Stated exercise:
Copy out each line featuring the string "this" from the entries beneath.
== Supplied data
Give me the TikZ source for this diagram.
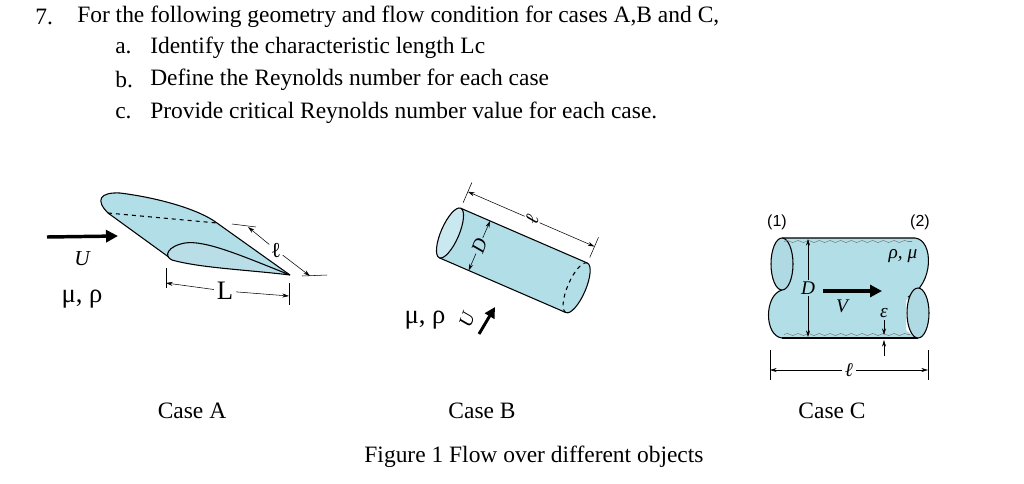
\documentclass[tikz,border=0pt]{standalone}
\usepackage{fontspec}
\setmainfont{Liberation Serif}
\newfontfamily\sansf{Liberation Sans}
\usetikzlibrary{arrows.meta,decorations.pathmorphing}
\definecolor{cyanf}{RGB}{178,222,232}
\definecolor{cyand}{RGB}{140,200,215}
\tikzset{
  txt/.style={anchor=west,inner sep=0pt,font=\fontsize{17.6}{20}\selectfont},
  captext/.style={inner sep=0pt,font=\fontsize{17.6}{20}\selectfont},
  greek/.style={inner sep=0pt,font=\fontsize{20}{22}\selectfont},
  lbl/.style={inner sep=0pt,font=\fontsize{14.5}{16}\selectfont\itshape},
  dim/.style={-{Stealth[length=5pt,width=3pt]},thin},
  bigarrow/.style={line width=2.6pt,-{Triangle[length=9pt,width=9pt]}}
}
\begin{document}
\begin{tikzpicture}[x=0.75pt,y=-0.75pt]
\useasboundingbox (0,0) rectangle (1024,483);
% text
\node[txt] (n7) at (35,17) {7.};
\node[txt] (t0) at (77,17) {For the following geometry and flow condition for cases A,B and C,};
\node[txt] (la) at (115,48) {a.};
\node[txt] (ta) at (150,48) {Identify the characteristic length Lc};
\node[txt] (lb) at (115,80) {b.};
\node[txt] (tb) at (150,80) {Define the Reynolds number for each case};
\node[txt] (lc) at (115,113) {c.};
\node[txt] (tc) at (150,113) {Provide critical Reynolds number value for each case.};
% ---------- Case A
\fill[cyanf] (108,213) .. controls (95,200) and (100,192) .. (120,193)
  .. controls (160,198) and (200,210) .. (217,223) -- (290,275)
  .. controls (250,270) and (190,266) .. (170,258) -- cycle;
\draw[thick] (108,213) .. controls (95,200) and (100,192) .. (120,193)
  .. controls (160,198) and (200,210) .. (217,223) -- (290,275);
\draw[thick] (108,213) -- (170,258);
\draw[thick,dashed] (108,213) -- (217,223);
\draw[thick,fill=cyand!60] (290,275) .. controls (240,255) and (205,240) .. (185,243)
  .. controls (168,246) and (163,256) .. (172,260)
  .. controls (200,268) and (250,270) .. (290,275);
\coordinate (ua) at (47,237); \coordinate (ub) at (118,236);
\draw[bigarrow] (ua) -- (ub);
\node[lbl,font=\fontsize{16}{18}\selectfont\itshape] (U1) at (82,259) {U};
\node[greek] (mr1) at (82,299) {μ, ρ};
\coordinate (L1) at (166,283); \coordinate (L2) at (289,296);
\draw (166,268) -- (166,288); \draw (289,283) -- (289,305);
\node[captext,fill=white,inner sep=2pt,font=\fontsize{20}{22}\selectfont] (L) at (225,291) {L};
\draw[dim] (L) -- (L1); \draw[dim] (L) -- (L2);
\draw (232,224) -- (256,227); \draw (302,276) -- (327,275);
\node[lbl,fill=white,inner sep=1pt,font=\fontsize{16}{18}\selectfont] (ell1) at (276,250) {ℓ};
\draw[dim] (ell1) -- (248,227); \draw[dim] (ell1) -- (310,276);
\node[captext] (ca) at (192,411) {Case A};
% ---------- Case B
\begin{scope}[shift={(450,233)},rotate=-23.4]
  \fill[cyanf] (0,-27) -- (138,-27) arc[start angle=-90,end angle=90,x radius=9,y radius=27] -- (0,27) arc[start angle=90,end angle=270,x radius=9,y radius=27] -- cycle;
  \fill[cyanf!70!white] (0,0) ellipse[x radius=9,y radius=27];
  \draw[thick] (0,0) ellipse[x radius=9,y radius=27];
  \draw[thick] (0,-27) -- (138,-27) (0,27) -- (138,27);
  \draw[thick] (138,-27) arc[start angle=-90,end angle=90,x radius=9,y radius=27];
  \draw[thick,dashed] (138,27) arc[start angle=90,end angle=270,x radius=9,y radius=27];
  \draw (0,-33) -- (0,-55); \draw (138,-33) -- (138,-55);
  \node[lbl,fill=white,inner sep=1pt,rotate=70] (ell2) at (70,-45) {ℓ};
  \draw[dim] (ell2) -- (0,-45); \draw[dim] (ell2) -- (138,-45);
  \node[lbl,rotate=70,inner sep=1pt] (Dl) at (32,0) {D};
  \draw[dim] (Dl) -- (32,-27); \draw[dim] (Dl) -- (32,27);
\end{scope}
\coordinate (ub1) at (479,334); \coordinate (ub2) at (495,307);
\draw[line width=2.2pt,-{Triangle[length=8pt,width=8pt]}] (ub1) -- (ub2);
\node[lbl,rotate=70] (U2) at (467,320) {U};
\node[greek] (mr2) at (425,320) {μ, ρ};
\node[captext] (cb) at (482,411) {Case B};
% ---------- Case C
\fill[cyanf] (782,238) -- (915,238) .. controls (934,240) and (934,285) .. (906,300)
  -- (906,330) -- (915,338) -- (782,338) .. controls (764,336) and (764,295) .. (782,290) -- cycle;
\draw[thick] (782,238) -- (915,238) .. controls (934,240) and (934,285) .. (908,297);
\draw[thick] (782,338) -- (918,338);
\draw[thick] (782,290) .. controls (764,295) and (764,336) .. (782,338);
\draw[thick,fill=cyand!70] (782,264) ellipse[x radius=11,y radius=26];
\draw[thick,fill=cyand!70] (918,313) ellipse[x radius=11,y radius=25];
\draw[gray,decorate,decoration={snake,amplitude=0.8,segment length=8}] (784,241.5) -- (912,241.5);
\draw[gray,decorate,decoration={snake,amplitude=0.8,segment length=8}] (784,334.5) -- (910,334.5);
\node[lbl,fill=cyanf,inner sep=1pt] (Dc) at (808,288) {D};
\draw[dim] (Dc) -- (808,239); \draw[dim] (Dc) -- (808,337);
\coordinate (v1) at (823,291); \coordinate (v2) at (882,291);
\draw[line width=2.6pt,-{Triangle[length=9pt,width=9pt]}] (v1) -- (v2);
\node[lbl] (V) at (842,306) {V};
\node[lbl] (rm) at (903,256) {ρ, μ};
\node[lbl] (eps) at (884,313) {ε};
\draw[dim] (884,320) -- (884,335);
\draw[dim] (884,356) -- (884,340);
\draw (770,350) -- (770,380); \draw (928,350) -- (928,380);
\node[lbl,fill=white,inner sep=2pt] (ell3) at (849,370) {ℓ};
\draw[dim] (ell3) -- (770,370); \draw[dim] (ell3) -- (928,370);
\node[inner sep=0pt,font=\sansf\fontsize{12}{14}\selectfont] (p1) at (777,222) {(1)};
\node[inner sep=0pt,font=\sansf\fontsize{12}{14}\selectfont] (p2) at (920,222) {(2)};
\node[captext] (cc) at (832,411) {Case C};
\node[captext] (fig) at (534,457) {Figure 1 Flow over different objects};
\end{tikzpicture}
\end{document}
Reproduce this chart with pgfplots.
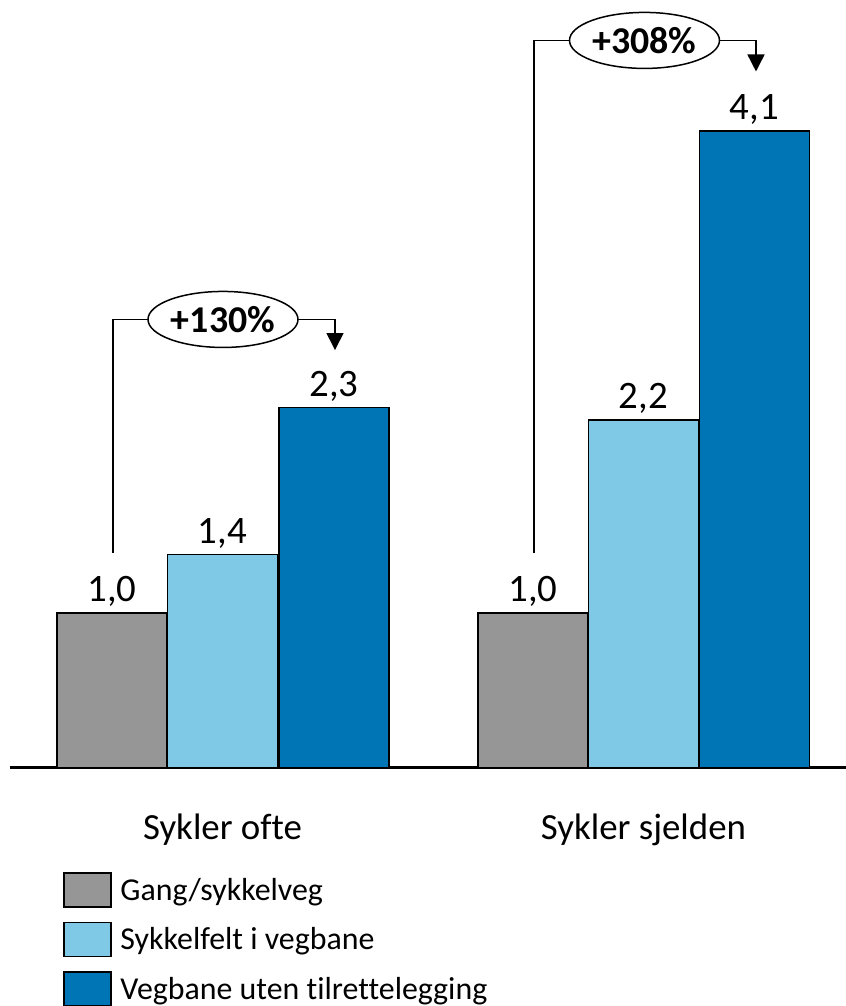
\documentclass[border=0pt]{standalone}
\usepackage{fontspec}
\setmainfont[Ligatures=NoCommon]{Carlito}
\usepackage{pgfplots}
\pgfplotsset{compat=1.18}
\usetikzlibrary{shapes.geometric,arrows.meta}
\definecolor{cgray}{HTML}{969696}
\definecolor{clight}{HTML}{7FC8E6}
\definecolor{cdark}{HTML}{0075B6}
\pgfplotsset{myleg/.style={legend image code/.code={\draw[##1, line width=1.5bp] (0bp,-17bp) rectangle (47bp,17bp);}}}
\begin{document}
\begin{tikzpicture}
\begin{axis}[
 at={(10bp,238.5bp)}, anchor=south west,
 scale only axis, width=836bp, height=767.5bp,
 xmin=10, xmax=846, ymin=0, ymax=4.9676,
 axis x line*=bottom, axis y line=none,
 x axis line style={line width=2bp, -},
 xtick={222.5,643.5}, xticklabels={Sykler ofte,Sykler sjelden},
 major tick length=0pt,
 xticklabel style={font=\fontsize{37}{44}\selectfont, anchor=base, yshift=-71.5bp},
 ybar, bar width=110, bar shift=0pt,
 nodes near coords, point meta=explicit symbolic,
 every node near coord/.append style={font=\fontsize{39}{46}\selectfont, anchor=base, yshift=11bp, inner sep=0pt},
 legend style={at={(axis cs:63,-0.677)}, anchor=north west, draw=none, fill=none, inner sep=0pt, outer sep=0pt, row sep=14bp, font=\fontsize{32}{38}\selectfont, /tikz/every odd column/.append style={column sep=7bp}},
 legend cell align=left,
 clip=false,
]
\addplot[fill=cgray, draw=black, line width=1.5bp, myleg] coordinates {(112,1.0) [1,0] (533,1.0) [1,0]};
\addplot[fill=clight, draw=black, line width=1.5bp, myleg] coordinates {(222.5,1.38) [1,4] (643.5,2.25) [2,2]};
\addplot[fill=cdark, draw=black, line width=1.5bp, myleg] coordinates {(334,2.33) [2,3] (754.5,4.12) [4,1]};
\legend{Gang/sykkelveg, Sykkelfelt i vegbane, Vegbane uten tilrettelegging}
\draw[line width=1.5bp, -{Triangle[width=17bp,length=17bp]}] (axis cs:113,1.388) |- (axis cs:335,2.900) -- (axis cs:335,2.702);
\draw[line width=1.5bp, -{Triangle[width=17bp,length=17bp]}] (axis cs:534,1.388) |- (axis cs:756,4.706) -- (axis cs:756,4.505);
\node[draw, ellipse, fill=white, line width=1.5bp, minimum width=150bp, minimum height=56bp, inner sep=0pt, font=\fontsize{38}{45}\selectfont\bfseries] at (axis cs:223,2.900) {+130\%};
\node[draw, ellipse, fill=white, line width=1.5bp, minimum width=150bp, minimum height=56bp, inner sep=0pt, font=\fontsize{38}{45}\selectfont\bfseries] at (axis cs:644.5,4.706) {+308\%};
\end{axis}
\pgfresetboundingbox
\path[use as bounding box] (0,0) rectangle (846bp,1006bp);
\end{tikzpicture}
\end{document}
====
Answer below:
Give me the TikZ source for this diagram.
Reproduce this chart with pgfplots.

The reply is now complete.